Last week, the Department of Health and Human Services (“HHS”) and Internal Revenue Service (“IRS”) released a minimum value calculator to determine whether the percentage of the total allowed costs of benefits provided under a group health plan is at least 60% – a requirement in order for the employer plan to be treated as offering minimum essential coverage. If the employer’s plan meets the minimum value test and is affordable (i.e., single coverage does not cost an employee more than 9.5% of income) a fulltime employee cannot obtain subsidized Exchange coverage. An employee who does obtain subsidized Exchange coverage does not trigger employer penalties (see our prior post on this topic). 

The calculator was released “for informal external testing” in conjunction with HHS’ release of final regulations on the standards related to essential health benefits, actuarial value, and accreditation under the 2010 health care reform law. HHS also provided an explanation of the calculator methodology which, among other things, makes clear that the calculator is based on a standard population and data reflecting typical self-insured employee plans.   

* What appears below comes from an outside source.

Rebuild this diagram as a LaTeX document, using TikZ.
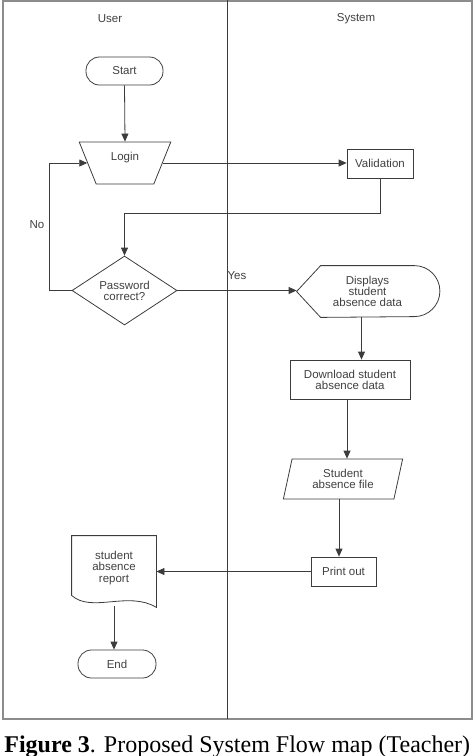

As an alternative to the calculator and checklists, an employer may engage an actuary who is a member of the American Academy of Actuaries to determine, using generally accepted actuarial principles and methodologies, whether the plan meets the 60% minimum value threshold.

In addition, IRS said in previous guidance that it would release checklists employers may use as safe harbor methods for determining whether a plan meets the minimum value test. Those checklists have not yet been released but may be crucial for employers with plans that have nonstandard features and for which an actuarial determination is impractical.